Google has unveiled Gemini 3.1 Flash-Lite, its latest and most affordable Gemini 3 model, designed to handle high-volume developer workloads and data processing tasks at a competitive price.
The new model is priced at $0.25 per million input tokens and $1.50 per million output tokens, making it an attractive option for developers who require high-performance capabilities without incurring significant costs. Gemini 3.1 Flash-Lite is available in preview mode via the Gemini API in Google AI Studio and Vertex AI, although it is not included in the Gemini consumer app.
Compared to its predecessor, Gemini 2.5 Flash-Lite, the new version is more expensive but offers significantly enhanced capabilities. Despite the higher cost, Gemini 3.1 Flash-Lite generally outperforms Gemini 2.5 Flash at a lower price point, making it a more cost-effective solution for certain applications.
In terms of performance, Gemini 3.1 Flash-Lite outshines competitors such as GPT-5 mini and Claude 4.5 Haiku. Although Grok 4.1 Fast is more affordable, Gemini 3.1 Flash-Lite boasts faster processing speeds, promising up to 363 tokens per second. On multimodal benchmarks, the model achieved an impressive 1432 Elo points on the Arena.ai Leaderboard, placing it among open-weight models and last-generation commercial offerings.
Google has emphasized that Gemini 3.1 Flash-Lite is designed for high-volume tasks and data processing, rather than managing fleets of agents, and as such, the company did not publish agent benchmarks for the release.
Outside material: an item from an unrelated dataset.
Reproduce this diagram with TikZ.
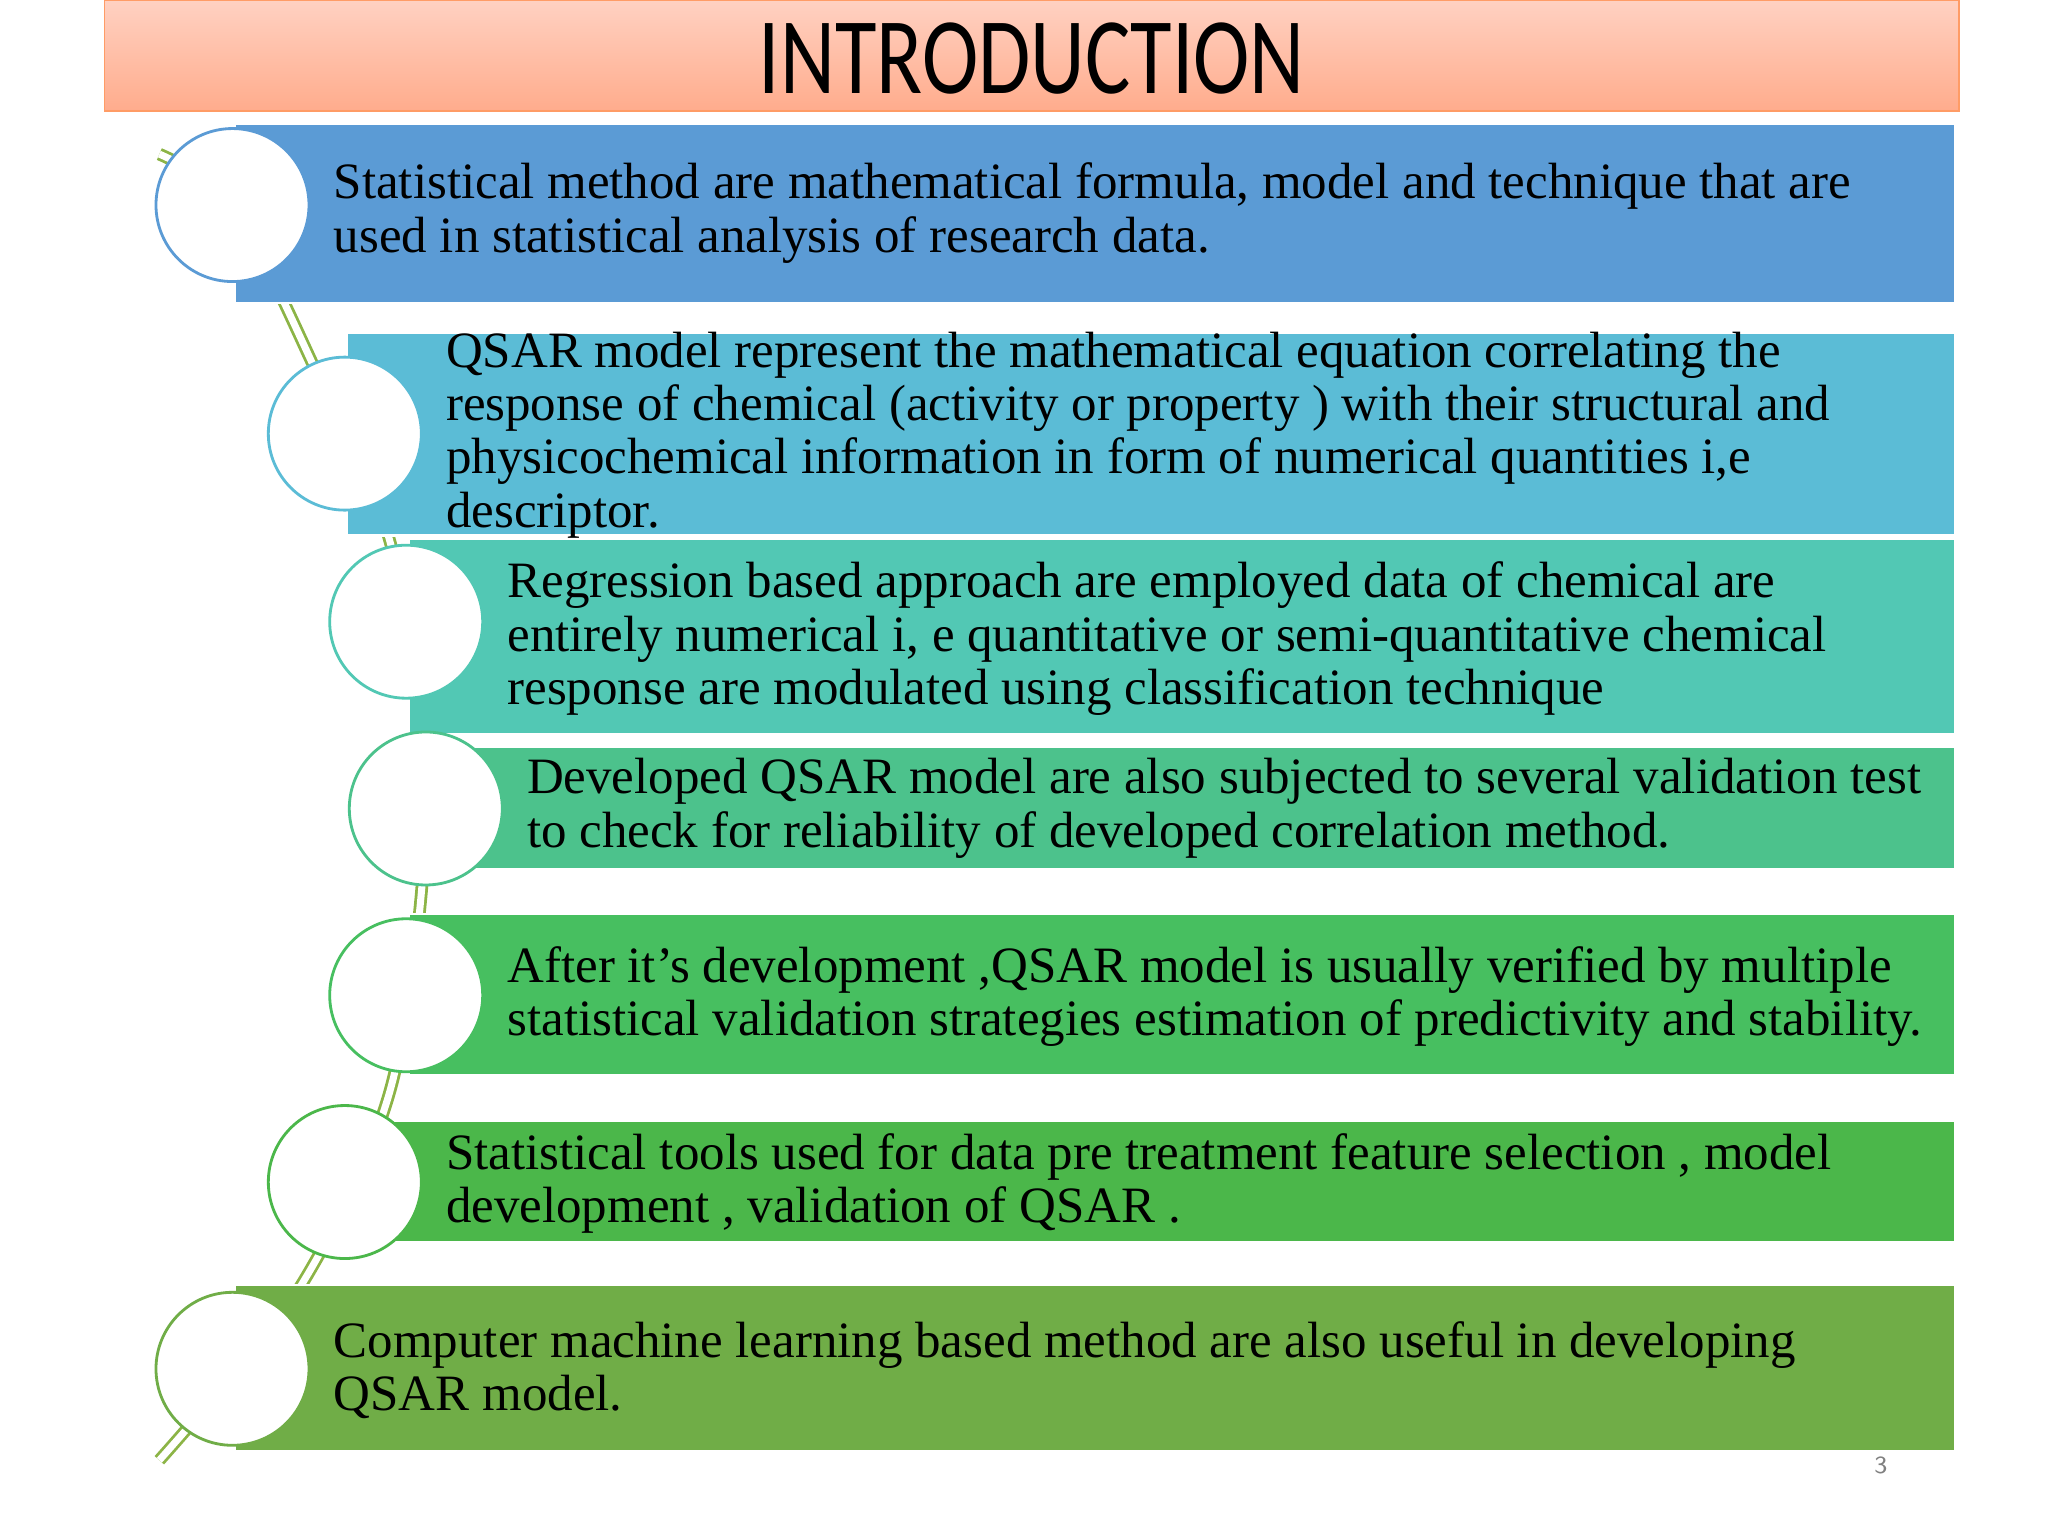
\documentclass[tikz,border=0pt]{standalone}
\usepackage{fontspec}
\setmainfont{Liberation Serif}
\newfontfamily\titlefont{Carlito}
\begin{document}
\begin{tikzpicture}[x=0.013061cm,y=-0.013061cm,
  bar/.style={draw=white,line width=0.6pt},
  circ/.style={circle,fill=white,line width=0.8pt,minimum size=1.53cm,inner sep=0pt},
  txt/.style={anchor=west,align=left,inner sep=0pt,font=\fontsize{14.5}{15.2}\selectfont}]
\useasboundingbox (0,0) rectangle (1568,1176);
\fill[white] (0,0) rectangle (1568,1176);
\shade[top color=orange!20!pink!60!white,bottom color=orange!55!red!45!white,draw=orange!70!red!60]
  (80,0) rectangle (1500,85);
\node[font=\titlefont\fontsize{31}{32}\selectfont,xscale=0.78] (title) at (790,45) {INTRODUCTION};
\draw[double=white,draw={rgb,255:red,140;green,180;blue,70},double distance=2pt,line width=0.8pt]
 plot[smooth,tension=0.5] coordinates {(122,118) (178,157) (240,280) (300,420) (326,619) (300,830) (230,985) (122,1118)};
\fill[bar,fill={rgb,255:red,91;green,155;blue,213}] (180,95) rectangle (1497,232);
\fill[bar,fill={rgb,255:red,91;green,188;blue,214}] (266,255) rectangle (1497,410);
\fill[bar,fill={rgb,255:red,82;green,200;blue,180}] (313,413) rectangle (1497,562);
\fill[bar,fill={rgb,255:red,76;green,194;blue,140}] (328,572) rectangle (1497,665);
\fill[bar,fill={rgb,255:red,71;green,191;blue,96}] (313,700) rectangle (1497,823);
\fill[bar,fill={rgb,255:red,75;green,183;blue,74}] (266,858) rectangle (1497,951);
\fill[bar,fill={rgb,255:red,112;green,173;blue,71}] (180,984) rectangle (1497,1111);
\node[circ,draw={rgb,255:red,91;green,155;blue,213}] (c1) at (178,157) {};
\node[circ,draw={rgb,255:red,91;green,188;blue,214}] (c2) at (264,332) {};
\node[circ,draw={rgb,255:red,82;green,200;blue,180}] (c3) at (311,476) {};
\node[circ,draw={rgb,255:red,76;green,194;blue,140}] (c4) at (326,619) {};
\node[circ,draw={rgb,255:red,71;green,191;blue,96}] (c5) at (311,762) {};
\node[circ,draw={rgb,255:red,75;green,183;blue,74}] (c6) at (264,905) {};
\node[circ,draw={rgb,255:red,112;green,173;blue,71}] (c7) at (178,1048) {};
\node[txt] (t1) at (255,163) {Statistical method are mathematical formula, model and technique that are\\used in statistical analysis of research data.};
\node[txt] (t2) at (341,333) {QSAR model represent the mathematical equation correlating the\\response of chemical (activity or property ) with their structural and\\physicochemical information in form of numerical quantities i,e\\descriptor.};
\node[txt] (t3) at (388,489) {Regression based approach are employed data of chemical are\\entirely numerical i, e quantitative or semi-quantitative chemical\\response are modulated using classification technique};
\node[txt] (t4) at (403,619) {Developed QSAR model are also subjected to several validation test\\to check for reliability of developed correlation method.};
\node[txt] (t5) at (388,763) {After it’s development ,QSAR model is usually verified by multiple\\statistical validation strategies estimation of predictivity and stability.};
\node[txt] (t6) at (341,906) {Statistical tools used for data pre treatment feature selection , model\\development , validation of QSAR .};
\node[txt] (t7) at (255,1049) {Computer machine learning based method are also useful in developing\\QSAR model.};
\node[font=\sffamily\scriptsize,text=gray] (pg) at (1440,1122) {3};
\end{tikzpicture}
\end{document}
However, developers can utilize the API to adjust the model’s reasoning time to control costs, with lower reasoning settings producing fewer tokens, which is particularly relevant for high-volume workloads.
This marks the first Flash-Lite version for Gemini 3.1, deviating from Google’s traditional approach of launching more capable Flash versions first or skipping Flash-Lite entirely, as seen with Gemini 3. The launch of Gemini 3.1 Flash-Lite follows the release of Gemini 3.1 Pro two weeks prior, with Google describing Flash-Lite as tailored for high-volume developer workloads at scale.